• [YOUR TASK]: Print only the lines from the top of the data through the line with "(0,0) rectangle (1532,628);", both included, skipping every picture.

• [MATERIAL FOR THIS EXERCISE]:
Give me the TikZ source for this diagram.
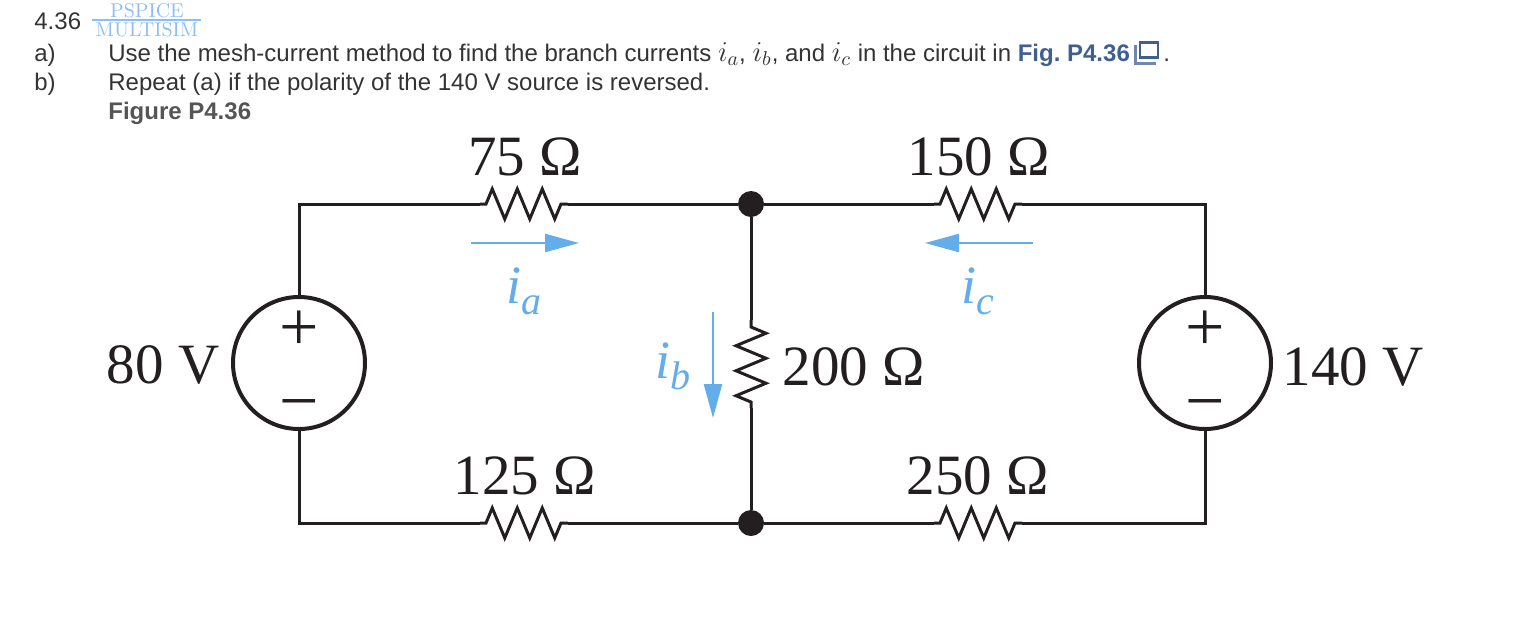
\documentclass[tikz,border=0pt]{standalone}
\usepackage{fontspec}
\usepackage{xcolor}
\usepackage{tikz}
\usetikzlibrary{arrows.meta, decorations.pathmorphing, positioning}
\setsansfont{Liberation Sans}
\newfontfamily\figfont{Liberation Serif}
\definecolor{textgray}{HTML}{333333}
\definecolor{headgray}{HTML}{555555}
\definecolor{linkblue}{HTML}{3F608F}
\definecolor{softblue}{HTML}{8CBDF5}
\definecolor{arrowblue}{HTML}{62ADEA}
\definecolor{wireblack}{HTML}{231F20}
\newcommand{\cur}[1]{i\raisebox{-.22em}{\fontsize{20}{20}\selectfont #1}}
\newcommand{\inl}[1]{{\fontsize{14}{14}\selectfont$i_#1$}}
\tikzset{
>={Triangle[length=17pt,width=9pt]}, % filled heads of the current arrows
wire/.style={draw=wireblack, line width=1.5pt}, % sets the properties for the circuit lines
res/.style={wire, miter limit=10, decorate, decoration={zigzag, segment length=12.5pt, amplitude=7.5pt, pre length=3pt, post length=3pt}}, % resistor between two coordinates
source/.style={circle, draw=wireblack, line width=2pt, minimum size=66pt, inner sep=0pt}, % voltage source
junction/.style={circle, fill=wireblack, minimum size=13pt, inner sep=0pt}, % filled node of the circuit
current/.style={->, draw=arrowblue, fill=arrowblue, line width=1.2pt}, % blue current arrows
value/.style={anchor=base, inner sep=0pt, text=wireblack, font=\figfont\fontsize{28.5}{28.5}\selectfont}, % ohm and volt labels
sign/.style={inner sep=0pt, text=wireblack, font=\figfont\fontsize{35}{35}\selectfont}, % polarity marks
curlabel/.style={anchor=base, inner sep=0pt, text=arrowblue, font=\figfont\itshape\fontsize{27}{27}\selectfont}, % current labels
body/.style={anchor=base west, inner sep=0pt, text=textgray, font=\sffamily\fontsize{12}{12}\selectfont}, % problem text
tag/.style={anchor=base, inner sep=0pt, text=softblue, font=\rmfamily\fontsize{10}{10}\selectfont}, % the two software tags
}

\begin{document}
\begin{tikzpicture}[x=0.5pt, y=-0.5pt]
        \useasboundingbox (0,0) rectangle (1532,628);

        % problem text
        \node[body] (num) at (34,29) {4.36};
        \node[tag] (pspice) at (147,17) {PSPICE};
        \node[tag] (multisim) at (147,36) {MULTISIM};
        \coordinate (ruleL) at (92,20);
        \coordinate (ruleR) at (201,20);
        \draw[softblue, line width=.6pt] (ruleL) -- (ruleR);
        \node[body] (parta) at (34,61) {a)};
        \node[body] (texta) at (108,61) {Use the mesh-current method to find the branch currents \inl{a}, \inl{b}, and \inl{c} in the circuit in \textcolor{linkblue}{\bfseries Fig.\ P4.36}};
        \node[body] (partb) at (34,90) {b)};
        \node[body] (textb) at (108,90) {Repeat (a) if the polarity of the 140 V source is reversed.};
        \node[body, text=headgray, font=\sffamily\bfseries\fontsize{12}{12}\selectfont] (figname) at (108,119) {Figure P4.36};

        % link icon
        \node[draw=linkblue, line width=1.3pt, minimum width=9pt, minimum height=7.5pt, inner sep=0pt] (icon) at (1149,50) {};
        \coordinate (iconA) at (1135,45);
        \coordinate (iconB) at (1135,63);
        \coordinate (iconC) at (1156,63);
        \draw[linkblue!75, line width=1.5pt] (iconA) -- (iconB) -- (iconC);
        \node[body] (dot) at (1163,61) {.};

        % sources and junctions
        \node[source] (v80) at (299,363) {};
        \node[source] (v140) at (1205,363) {};
        \node[junction] (top) at (751,204) {};
        \node[junction] (bot) at (751,523) {};
        \node[sign] (plus80) at (299,331) {+};
        \node[sign] (minus80) at (299,412) {\textminus};
        \node[sign] (plus140) at (1205,331) {+};
        \node[sign] (minus140) at (1205,412) {\textminus};

        % resistor ends
        \coordinate (r75a) at (480,204);
        \coordinate (r75b) at (568,204);
        \coordinate (r150a) at (934,204);
        \coordinate (r150b) at (1022,204);
        \coordinate (r125a) at (480,523);
        \coordinate (r125b) at (568,523);
        \coordinate (r250a) at (934,523);
        \coordinate (r250b) at (1022,523);
        \coordinate (r200a) at (751,320);
        \coordinate (r200b) at (751,408);

        \draw[wire] (v80) |- (r75a);
        \draw[wire] (r75b) -- (top);
        \draw[wire] (top) -- (r150a);
        \draw[wire] (r150b) -| (v140);
        \draw[wire] (v80) |- (r125a);
        \draw[wire] (r125b) -- (bot);
        \draw[wire] (bot) -- (r250a);
        \draw[wire] (r250b) -| (v140);
        \draw[wire] (top) -- (r200a);
        \draw[wire] (r200b) -- (bot);
        \draw[res] (r75a) -- (r75b);
        \draw[res] (r150a) -- (r150b);
        \draw[res] (r125a) -- (r125b);
        \draw[res] (r250a) -- (r250b);
        \draw[res] (r200b) -- (r200a);

        % current arrows
        \coordinate (iaS) at (471,243);
        \coordinate (iaE) at (579,243);
        \coordinate (icS) at (1033,243);
        \coordinate (icE) at (925,243);
        \coordinate (ibS) at (713,312);
        \coordinate (ibE) at (713,418);
        \draw[current] (iaS) -- (iaE);
        \draw[current] (icS) -- (icE);
        \draw[current] (ibS) -- (ibE);

        % labels
        \node[value] (l75) at (525,175) {75 Ω};
        \node[value] (l150) at (979,175) {150 Ω};
        \node[value] (l125) at (525,494) {125 Ω};
        \node[value] (l250) at (978,494) {250 Ω};
        \node[value] (l200) at (854,385) {200 Ω};
        \node[value] (l80) at (163,383) {80 V};
        \node[value] (l140) at (1353,385) {140 V};
        \node[curlabel] (lia) at (524,303) {\cur{a}};
        \node[curlabel] (lic) at (978,303) {\cur{c}};
        \node[curlabel] (lib) at (673,378) {\cur{b}};
\end{tikzpicture}
\end{document}
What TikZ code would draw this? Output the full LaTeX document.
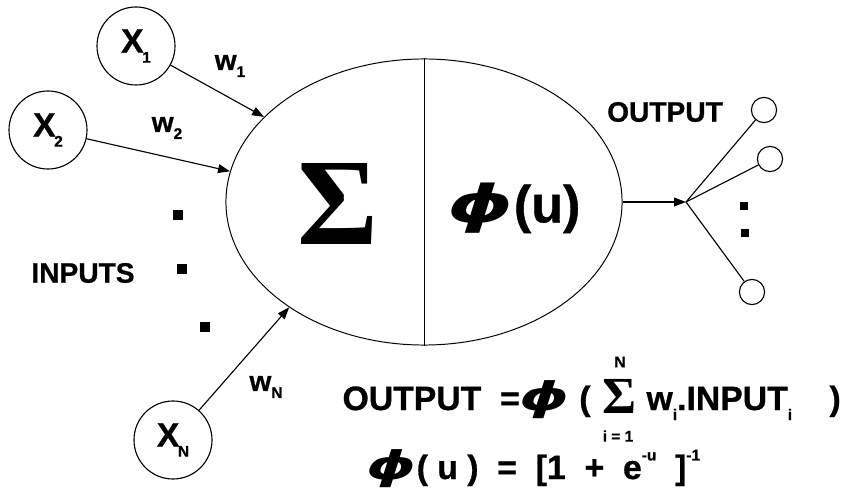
\documentclass[tikz,border=0pt]{standalone}
\usepackage{fontspec}
\setmainfont{Liberation Sans}[BoldFeatures={FakeBold=0.8}]
\newfontfamily\sigmafont{Liberation Serif}
\newfontfamily\phifont{DejaVu Sans}
\usetikzlibrary{arrows.meta, positioning, shapes.geometric}

\newcommand{\bphi}{\scalebox{1.6}[1]{\phifont\itshape ϕ}}
\newcommand{\lo}[2]{\raisebox{-#2}{\fontsize{11}{11}\selectfont #1}}
\newcommand{\hi}[1]{\raisebox{0.55em}{\fontsize{11}{11}\selectfont #1}}

\begin{document}
\begin{tikzpicture}[x=0.025cm, y=-0.025cm, line width=0.8pt,
      unit/.style={draw, circle, minimum size=1.95cm, inner sep=0pt, font=\fontsize{24}{24}\selectfont\bfseries},
      outunit/.style={draw, circle, minimum size=0.63cm, inner sep=0pt},
      lbl/.style={inner sep=0pt, font=\fontsize{20}{20}\selectfont\bfseries},
      eq/.style={inner sep=0pt, font=\fontsize{24}{24}\selectfont\bfseries},
      limit/.style={inner sep=0pt, font=\fontsize{11}{11}\selectfont\bfseries},
      dot/.style={fill, minimum size=0.23cm, inner sep=0pt},
      arrow/.style={-{Triangle[length=3mm, width=2.2mm]}}
  ]
    \useasboundingbox (0,0) rectangle (848,491);

    % neuron body
    \node[draw, ellipse, minimum width=9.9cm, minimum height=7.15cm, inner sep=0pt, line width=0.7pt] (cell) at (424,202) {};
    \draw[line width=0.7pt] (cell.north) -- (cell.south);
    \node[inner sep=0pt, font=\sigmafont\bfseries\fontsize{88}{88}\selectfont] (sig) at (338,204) {Σ};
    \node[inner sep=0pt, font=\fontsize{37}{37}\selectfont\bfseries] (act) at (514,208) {\bphi(u)};

    % inputs
    \node[unit] (x1) at (136,46) {X\kern-1pt\lo{1}{0.3em}};
    \node[unit] (x2) at (48,130) {X\kern-1pt\lo{2}{0.3em}};
    \node[unit] (xn) at (173,440) {X\kern-1pt\lo{N}{0.3em}};

    \draw[arrow] (x1) -- (cell.152);
    \draw[arrow] (x2) -- (cell.171);
    \draw[arrow] (xn) -- (cell.218);

    \node[lbl] (w1) at (230,66) {w\lo{1}{0.25em}};
    \node[lbl] (w2) at (167,128) {w\lo{2}{0.25em}};
    \node[lbl] (wn) at (266,387) {w\lo{N}{0.25em}};

    \node[dot] (d1) at (178,215) {};
    \node[dot] (d2) at (182,269) {};
    \node[dot] (d3) at (205,327) {};
    \node[lbl] (inputs) at (83,273) {INPUTS};

    % outputs
    \coordinate (hub) at (686,202);
    \draw[arrow] (cell.east) -- (hub);
    \node[outunit] (o1) at (764,110) {};
    \node[outunit] (o2) at (770,159) {};
    \node[outunit] (o3) at (752,292) {};
    \draw (hub) -- (o1);
    \draw (hub) -- (o2);
    \draw (hub) -- (o3);
    \node[dot, minimum size=0.2cm] (e1) at (744,206) {};
    \node[dot, minimum size=0.2cm] (e2) at (745,233) {};
    \node[lbl] (outlbl) at (665,112) {OUTPUT};

    % formulas
    \node[eq, anchor=base west] (eq1) at (342,410) {OUTPUT\ \ ={\fontsize{28}{28}\selectfont\bphi}\ (};
    \node[inner sep=0pt, anchor=base west, font=\sigmafont\bfseries\fontsize{37}{37}\selectfont] (sum) at (602,413) {Σ};
    \node[limit] (top) at (620,362) {N};
    \node[limit] (bot) at (618,436) {i = 1};
    \node[eq, anchor=base west] (eq1r) at (646,410) {w\lo{i}{0.3em}.INPUT\lo{i}{0.3em}\ \ \ \ )};
    \node[eq, anchor=base west] (eq2) at (366,479) {{\fontsize{28}{28}\selectfont\bphi}( u )\ \ =\ \ [1\ \ +\ \ e\hi{-u}\ \ ]\hi{-1}};
\end{tikzpicture}
\end{document}
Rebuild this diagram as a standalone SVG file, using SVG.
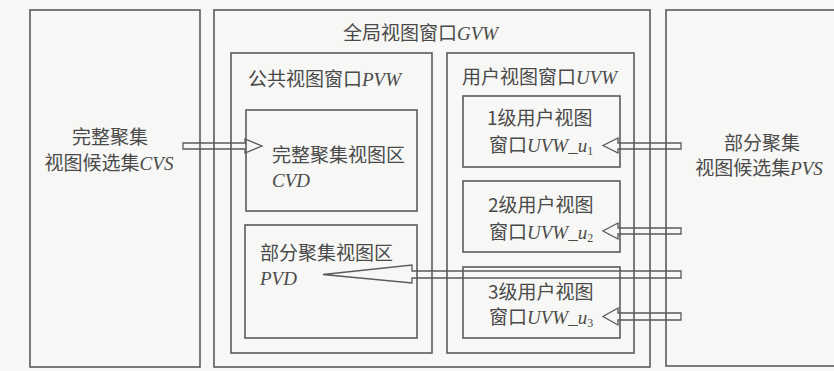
<svg xmlns="http://www.w3.org/2000/svg" width="834" height="371" viewBox="0 0 834 371">
<style>
.box{fill:none;stroke:#5a5a5a;stroke-width:1.6}
.arr{fill:none;stroke:#5a5a5a;stroke-width:1.3;stroke-linejoin:miter}
text{font-family:"Noto Sans CJK SC","Noto Sans CJK TC",sans-serif;font-size:19px;fill:#4a4a4a}
.i{font-family:"Liberation Serif",serif;font-style:italic}
.sub{font-family:"Liberation Serif",serif;font-size:12px}
</style>
<rect x="0" y="0" width="834" height="371" fill="#f7f7f5"/>
<g id="cvs">
<rect class="box" x="30" y="10" width="170" height="357"/>
<text x="110" y="144" text-anchor="middle">完整聚集</text>
<text x="109" y="170" text-anchor="middle">视图候选集<tspan class="i">CVS</tspan></text>
</g>
<g id="gvw">
<rect class="box" x="214" y="10" width="436" height="357"/>
<text x="343" y="40">全局视图窗口<tspan class="i">GVW</tspan></text>
</g>
<g id="pvw">
<rect class="box" x="231" y="53" width="201" height="300"/>
<text x="248" y="86">公共视图窗口<tspan class="i">PVW</tspan></text>
</g>
<g id="cvd">
<rect class="box" x="246" y="110" width="171" height="101"/>
<text x="272" y="162">完整聚集视图区</text>
<text x="272" y="187" class="i">CVD</text>
</g>
<g id="pvd">
<rect class="box" x="245" y="225" width="172" height="113"/>
<text x="260" y="260">部分聚集视图区</text>
<text x="260" y="285" class="i">PVD</text>
</g>
<g id="uvw">
<rect class="box" x="447" y="53" width="187" height="300"/>
<text x="462" y="84">用户视图窗口<tspan class="i">UVW</tspan></text>
</g>
<g id="uvw_u1">
<rect class="box" x="463" y="96" width="157" height="71"/>
<text x="487" y="125">1级用户视图</text>
<text x="489" y="152">窗口<tspan class="i">UVW_u</tspan><tspan class="sub" dy="3">1</tspan></text>
</g>
<g id="uvw_u2">
<rect class="box" x="463" y="181" width="157" height="71"/>
<text x="488" y="212">2级用户视图</text>
<text x="489" y="239">窗口<tspan class="i">UVW_u</tspan><tspan class="sub" dy="3">2</tspan></text>
</g>
<g id="uvw_u3">
<rect class="box" x="463" y="267" width="157" height="71"/>
<text x="488" y="299">3级用户视图</text>
<text x="489" y="324">窗口<tspan class="i">UVW_u</tspan><tspan class="sub" dy="3">3</tspan></text>
</g>
<g id="pvs">
<rect class="box" x="666" y="10" width="180" height="356"/>
<text x="762" y="150" text-anchor="middle">部分聚集</text>
<text x="759" y="175" text-anchor="middle">视图候选集<tspan class="i">PVS</tspan></text>
</g>
<g id="connectors">
<path class="arr" d="M183,143 H245 V139 L262,146 L245,153 V149 H183 Z"/>
<path class="arr" d="M681,143 H618 V138 L603,145.5 L618,153 V149 H681 Z"/>
<path class="arr" d="M681,228 H618 V223 L603,231 L618,239 V234 H681 Z"/>
<path class="arr" d="M681,313 H618 V308 L603,316.5 L618,325 V320 H681 Z"/>
<path class="arr" d="M681,271 H412 V265 L323,274.5 L412,283 V278 H681 Z"/>
</g>
</svg>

• [ANSWER IN FULL]:
Give me the TikZ source for this diagram.
\documentclass[tikz,border=0pt]{standalone}
\usepackage{fontspec}
\usepackage{xcolor}
\usepackage{tikz}
\usetikzlibrary{arrows.meta, decorations.pathmorphing, positioning}
\setsansfont{Liberation Sans}
\newfontfamily\figfont{Liberation Serif}
\definecolor{textgray}{HTML}{333333}
\definecolor{headgray}{HTML}{555555}
\definecolor{linkblue}{HTML}{3F608F}
\definecolor{softblue}{HTML}{8CBDF5}
\definecolor{arrowblue}{HTML}{62ADEA}
\definecolor{wireblack}{HTML}{231F20}
\newcommand{\cur}[1]{i\raisebox{-.22em}{\fontsize{20}{20}\selectfont #1}}
\newcommand{\inl}[1]{{\fontsize{14}{14}\selectfont$i_#1$}}
\tikzset{
>={Triangle[length=17pt,width=9pt]}, % filled heads of the current arrows
wire/.style={draw=wireblack, line width=1.5pt}, % sets the properties for the circuit lines
res/.style={wire, miter limit=10, decorate, decoration={zigzag, segment length=12.5pt, amplitude=7.5pt, pre length=3pt, post length=3pt}}, % resistor between two coordinates
source/.style={circle, draw=wireblack, line width=2pt, minimum size=66pt, inner sep=0pt}, % voltage source
junction/.style={circle, fill=wireblack, minimum size=13pt, inner sep=0pt}, % filled node of the circuit
current/.style={->, draw=arrowblue, fill=arrowblue, line width=1.2pt}, % blue current arrows
value/.style={anchor=base, inner sep=0pt, text=wireblack, font=\figfont\fontsize{28.5}{28.5}\selectfont}, % ohm and volt labels
sign/.style={inner sep=0pt, text=wireblack, font=\figfont\fontsize{35}{35}\selectfont}, % polarity marks
curlabel/.style={anchor=base, inner sep=0pt, text=arrowblue, font=\figfont\itshape\fontsize{27}{27}\selectfont}, % current labels
body/.style={anchor=base west, inner sep=0pt, text=textgray, font=\sffamily\fontsize{12}{12}\selectfont}, % problem text
tag/.style={anchor=base, inner sep=0pt, text=softblue, font=\rmfamily\fontsize{10}{10}\selectfont}, % the two software tags
}

\begin{document}
\begin{tikzpicture}[x=0.5pt, y=-0.5pt]
        \useasboundingbox (0,0) rectangle (1532,628);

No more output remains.